July 18, 2007
CHARLES WHITTED, PETITIONER-APPELLANT,
DEPARTMENT OF CORRECTIONS, RESPONDENT-RESPONDENT.
On appeal from the final decision of the Department of Corrections.
NOT FOR PUBLICATION WITHOUT THE APPROVAL OF THE APPELLATE DIVISION
Submitted: July 5, 2007
Before Judges Skillman and King.
In this prison disciplinary appeal by an inmate of the Adult Diagnostic and Treatment Center at Avenel, appellant argues that he was denied the opportunity to confront or cross-examine the female corrections officer who reported he allegedly exposed himself to her. The appeal is from an adjudication of disciplinary infraction *.053, indecent exposure in violation of N.J.A.C. 10A:4-4.1. A sanction of fifteen days detention, sixty days loss of commutation credit, and thirty days loss of recreation privileges was imposed.

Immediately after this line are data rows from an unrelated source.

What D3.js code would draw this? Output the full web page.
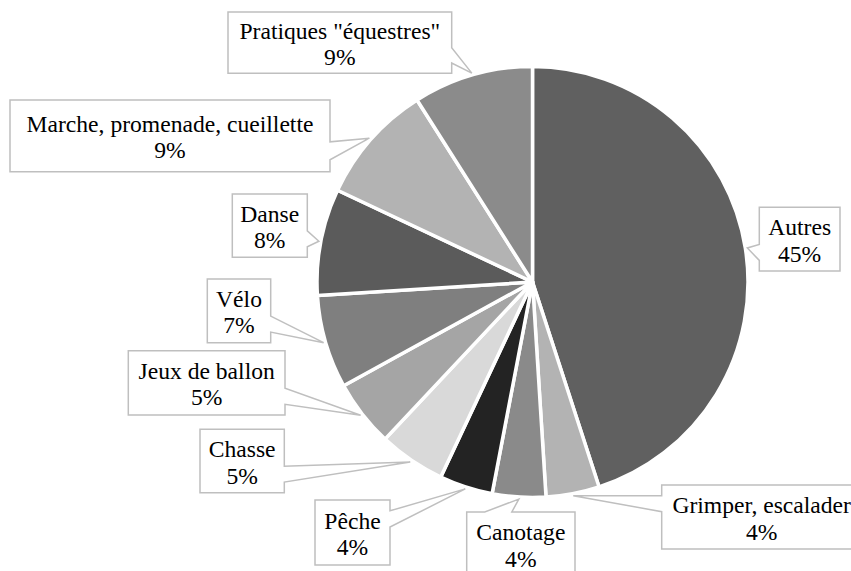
<!DOCTYPE html>
<html>
<head>
<meta charset="utf-8">
<script src="https://cdn.jsdelivr.net/npm/d3@7"></script>
</head>
<body style="margin:0">
<svg id="chart" width="851" height="571"></svg>
<script>
// Activity categories, clockwise from 12 o'clock
const categories = [
  "Autres",
  "Grimper, escalader",
  "Canotage",
  "Pêche",
  "Chasse",
  "Jeux de ballon",
  "Vélo",
  "Danse",
  "Marche, promenade, cueillette",
  "Pratiques \"équestres\""
];
// Share of each activity (%)
const shares = [45, 4, 4, 4, 5, 5, 7, 8, 9, 9];
// Slice fills (grey scale)
const sliceColors = ["#606060", "#b3b3b3", "#8a8a8a", "#232323", "#d9d9d9",
                     "#a5a5a5", "#7f7f7f", "#5b5b5b", "#b3b3b3", "#8b8b8b"];

// Callout box layout: [left, top, width, height]
const labelBoxes = [
  [759.3, 207.3,  80.7, 63.7],
  [661.7, 485.0, 200.0, 64.0],
  [466.7, 512.0, 108.3, 64.0],
  [315.0, 500.0,  75.0, 65.0],
  [200.0, 429.3,  84.3, 63.4],
  [128.3, 350.7, 156.7, 64.3],
  [207.3, 279.0,  63.4, 63.7],
  [232.3, 194.0,  75.0, 63.3],
  [ 10.0, 100.0, 320.0, 71.7],
  [228.0,  12.0, 223.7, 61.3]
];

const width = 851, height = 571;
const cx = 532.5, cy = 282, radius = 215.5;

const svg = d3.select("#chart").style("font-family", "Liberation Serif");
svg.append("rect").attr("width", width).attr("height", height).attr("fill", "#fff");

const data = categories.map((c, i) => ({ name: c, value: shares[i], color: sliceColors[i], box: labelBoxes[i] }));

const pie = d3.pie().sort(null).value(d => d.value).startAngle(0).endAngle(2 * Math.PI);
const arcs = pie(data);

const arc = d3.arc().innerRadius(0).outerRadius(radius);
const tipArc = d3.arc().innerRadius(radius + 2).outerRadius(radius + 2);

const g = svg.append("g").attr("transform", `translate(${cx},${cy})`);

g.selectAll("path.slice")
  .data(arcs)
  .join("path")
  .attr("class", "slice")
  .attr("d", arc)
  .attr("fill", d => d.data.color)
  .attr("stroke", "#fff")
  .attr("stroke-width", 3.5)
  .attr("stroke-linejoin", "round");

// Rectangular callout with a wedge pointing at (tx, ty)
function calloutPath(x, y, w, h, tx, ty) {
  const hc = x + w / 2, vc = y + h / 2;
  const dx = tx - hc, dy = ty - vc;
  const vertical = Math.abs(dy) - Math.abs(dx * h / w) > 0;
  const xg1 = dx > 0 ? 7 : 2, xg2 = dx > 0 ? 10 : 5;
  const yg1 = dy > 0 ? 7 : 2, yg2 = dy > 0 ? 10 : 5;
  const bx1 = x + w * xg1 / 12, bx2 = x + w * xg2 / 12;
  const by1 = y + h * yg1 / 12, by2 = y + h * yg2 / 12;
  const x1 = x + w, y1 = y + h;
  const p = d3.path();
  p.moveTo(x, y);
  if (vertical && dy < 0) { p.lineTo(bx1, y); p.lineTo(tx, ty); p.lineTo(bx2, y); }
  p.lineTo(x1, y);
  if (!vertical && dx > 0) { p.lineTo(x1, by1); p.lineTo(tx, ty); p.lineTo(x1, by2); }
  p.lineTo(x1, y1);
  if (vertical && dy > 0) { p.lineTo(bx2, y1); p.lineTo(tx, ty); p.lineTo(bx1, y1); }
  p.lineTo(x, y1);
  if (!vertical && dx < 0) { p.lineTo(x, by2); p.lineTo(tx, ty); p.lineTo(x, by1); }
  p.closePath();
  return p.toString();
}

const labels = svg.append("g").attr("class", "labels");
const fmt = v => d3.format("d")(v) + "%";

arcs.forEach(a => {
  const [bx, by, bw, bh] = a.data.box;
  const [tx, ty] = tipArc.centroid(a);
  const lg = labels.append("g");
  lg.append("path")
    .attr("d", calloutPath(bx, by, bw, bh, tx + cx, ty + cy))
    .attr("fill", "#fff")
    .attr("stroke", "#bfbfbf")
    .attr("stroke-width", 1.5);
  const mx = bx + bw / 2, my = by + bh / 2;
  [a.data.name, fmt(a.data.value)].forEach((t, k) => {
    lg.append("text")
      .attr("x", mx).attr("y", my - 4 + k * 26.5)
      .attr("text-anchor", "middle")
      .style("font-size", "23.6px")
      .style("font-family", "Liberation Serif")
      .attr("fill", "#000")
      .text(t);
  });
});
</script>
</body>
</html>
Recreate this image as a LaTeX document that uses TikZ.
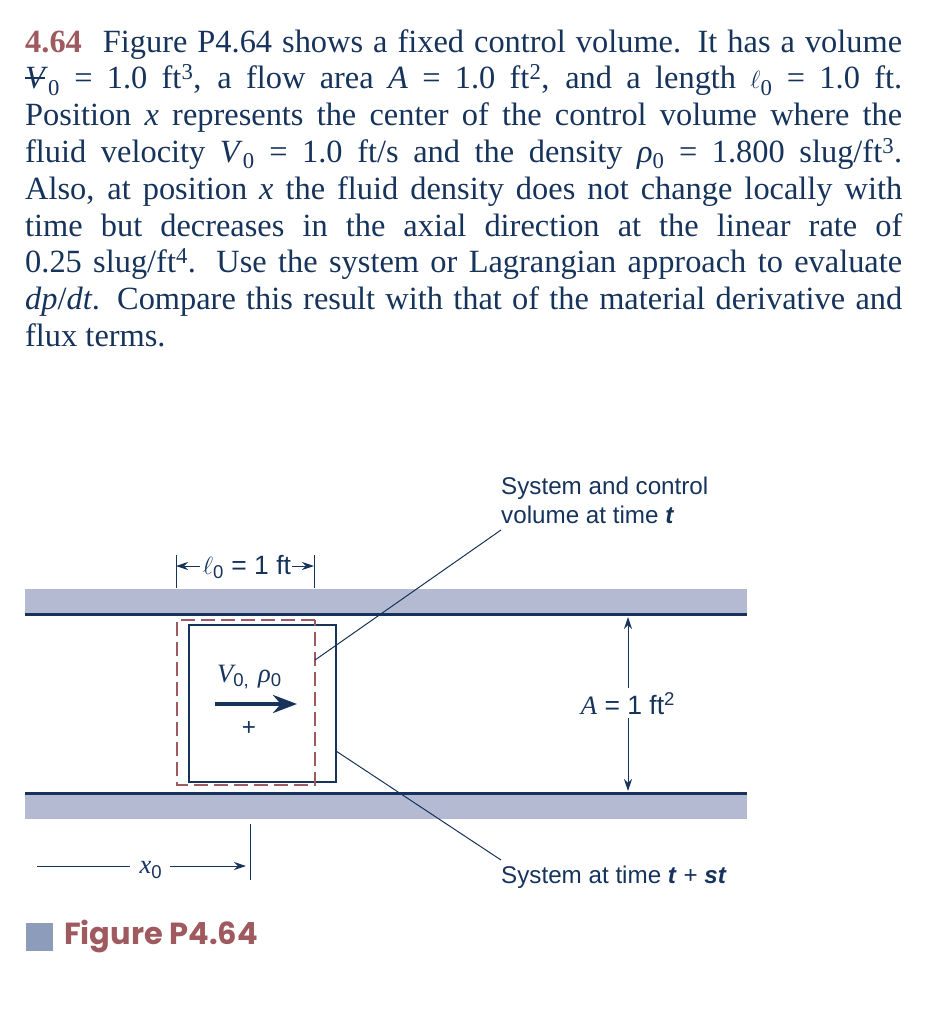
\documentclass[tikz,border=0pt]{standalone}
\usepackage{fontspec}
\setmainfont{Liberation Serif}
\setsansfont{Liberation Sans}
\newfontfamily\captionfont{Poppins}
\usetikzlibrary{arrows.meta}
\definecolor{navy}{HTML}{16335C}
\definecolor{wallgray}{HTML}{B3BAD1}
\definecolor{maroon}{HTML}{9E5A5E}
\definecolor{slate}{HTML}{8E9CBC}
\newcommand{\volbar}{\leavevmode\rlap{\rule[0.3em]{0.62em}{0.05em}}\textit{V}}
\newcommand{\subzero}{\textsubscript{0}}
\newcommand{\mvar}[1]{{\rmfamily\itshape #1}}
\tikzset{
  wall/.style= {fill=wallgray, draw=none},
  wallline/.style= {draw=navy, line width=3},
  sysbox/.style= {draw=navy, line width=1.3},
  cvbox/.style= {draw=maroon, line width=1.3, dash pattern=on 14 off 6},
  thin line/.style= {draw=navy, line width=1},
  dim/.style= {draw=navy, line width=1, -{Stealth[length=12, width=8]}},
  flow/.style= {draw=navy, line width=4.5, -{Stealth[length=24, width=18]}},
  lab/.style= {text=navy, inner sep=0, font=\sffamily\fontsize{24.2}{29}\selectfont},
  biglab/.style= {text=navy, inner sep=0, font=\sffamily\fontsize{26.5}{30}\selectfont},
}

\begin{document}
\begin{tikzpicture}[x=1pt, y=-1pt]
  \useasboundingbox (0,0) rectangle (942,1024);

  \node [text=navy, anchor=north west, inner sep=0, text width=877, align=justify,
         font=\fontsize{32.4}{36.8}\selectfont] (problem) at (25,29) {%
    \textcolor{maroon}{\textbf{4.64}}\hspace{21pt}Figure P4.64 shows a fixed control volume. It has a volume\linebreak
    \volbar\subzero\ = 1.0 ft\textsuperscript{3}, a flow area \textit{A} = 1.0 ft\textsuperscript{2}, and a length $\ell$\subzero\ = 1.0 ft.\linebreak
    Position \textit{x} represents the center of the control volume where the\linebreak
    fluid velocity \textit{V}\subzero\ = 1.0 ft/s and the density \textit{ρ}\subzero\ = 1.800 slug/ft\textsuperscript{3}.\linebreak
    Also, at position \textit{x} the fluid density does not change locally with\linebreak
    time but decreases in the axial direction at the linear rate of\linebreak
    0.25 slug/ft\textsuperscript{4}. Use the system or Lagrangian approach to evaluate\linebreak
    \textit{dp}/\textit{dt}. Compare this result with that of the material derivative and\linebreak
    flux terms.};

  \fill [wall] (25,589) rectangle (747,614);
  \fill [wall] (25,793) rectangle (747,819);
  \coordinate (topl) at (25,614);
  \coordinate (topr) at (747,614);
  \coordinate (botl) at (25,793);
  \coordinate (botr) at (747,793);
  \draw [wallline] (topl) -- (topr);
  \draw [wallline] (botl) -- (botr);

  \draw [sysbox] (189,625) rectangle (336,782);
  \draw [cvbox] (315,620) -- (177,620) -- (177,785) -- (315,785) -- cycle;

  \node [lab, anchor=north west, align=left] (cvlabel) at (501,477) {System and control\\volume at time \textit{\textbf{t}}};
  \node [lab, anchor=west] (syslabel) at (501,877) {System at time \textit{\textbf{t}} + \textit{\textbf{st}}};
  \coordinate (cvend) at (501,530);
  \coordinate (cvstart) at (315,660);
  \coordinate (sysend) at (501,860);
  \coordinate (sysstart) at (336,751);
  \draw [thin line] (cvstart) -- (cvend);
  \draw [thin line] (sysstart) -- (sysend);

  \node [biglab] (len) at (247,567) {$\ell$\textsubscript{0} = 1 ft};
  \coordinate (lentickl) at (176,555);
  \coordinate (lentickr) at (314,555);
  \draw [thin line] (lentickl) -- ++(0,33);
  \draw [thin line] (lentickr) -- ++(0,33);
  \draw [dim] (len.west) ++(-3,-1) -- (lentickl |- 0,566);
  \draw [dim] (len.east) ++(1,-1) -- (lentickr |- 0,566);

  \node [biglab] (vel) at (249.5,677) {\mvar{V}\textsubscript{0,}\,\,\mvar{ρ}\textsubscript{0}};
  \coordinate (flowl) at (215,704);
  \coordinate (flowr) at (297,704);
  \draw [flow] (flowl) -- (flowr);
  \node [lab] (plus) at (249,729) {+};

  \node [biglab] (area) at (628,704) {\mvar{A} = 1 ft\textsuperscript{2}};
  \coordinate (areatop) at (628,617);
  \coordinate (areabot) at (628,791);
  \draw [dim] (628,688) -- (areatop);
  \draw [dim] (628,718) -- (areabot);

  \node [biglab] (xpos) at (151,870) {\mvar{x}\textsubscript{0}};
  \coordinate (xstart) at (37,866);
  \coordinate (xend) at (246,866);
  \coordinate (xtick) at (250,824);
  \draw [thin line] (xstart) -- (130,866);
  \draw [dim] (170,866) -- (xend);
  \draw [thin line] (xtick) -- ++(0,56);

  \fill [slate] (26,923) rectangle (53,951);
  \node [anchor=west, inner sep=0, text=maroon, font=\captionfont\bfseries\fontsize{30.5}{34}\selectfont] (caption) at (64,936) {Figure P4.64};
\end{tikzpicture}
\end{document}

The record discloses that the adjudication of infraction, signed by appellant's counsel substitute, states at line 14(c) that the right to confront or cross-examine a witness was provided. The form states: "All witnesses the inmate asks to be called including those requested through the investigator," and the hearing officer noted, "None requested at the hearing nor [sic] investigation." In addition, appellate and counsel substitute were offered the opportunity to confront or cross-examine witnesses, during both the investigation and the adjudication, and declined the offer. Line 15 of the adjudication form states, "List of adverse witnesses the inmate requests to confront/cross-examine including those requested through the investigator," and the hearing officer there noted: "Declined when offered at the hearing."
Appellant's claim of deprivation of confrontational rights is wholly unsupported by the record. Nor was this claim ever raised at any point before the DOC. Moreover, the refusal to reinvestigate or reopen the matter was justified and we see no abuse of administrative discretion in this refusal. See N.J.A.C. 10A:4-11.4. We see nothing arbitrary or capricious about DOC's procedure or decision here.
Appellant also complains he was not provided sufficient information about the past warning that the corrections officer reported she had given him about violations of the "institutional dress code." We cannot tell if the hearing officer even considered those past warnings. If appellant did "flash" the corrections officer, as the hearing officer found, such past warnings are not a prerequisite to the adjudication of the disciplinary infraction.
We are satisfied that the adjudication is supported by the record and this appeal is without merit. See In re Taylor, 158 N.J. 644, 657 (1999); Henry v. Rahway State Prison, 81 N.J. 571, 579 (1980); Barone v. Dep't of Human Serv., Div. of Med. Asst., 210 N.J. Super. 276, 185 (App. Div. 1986), aff'd, 107 N.J. 355 (1987).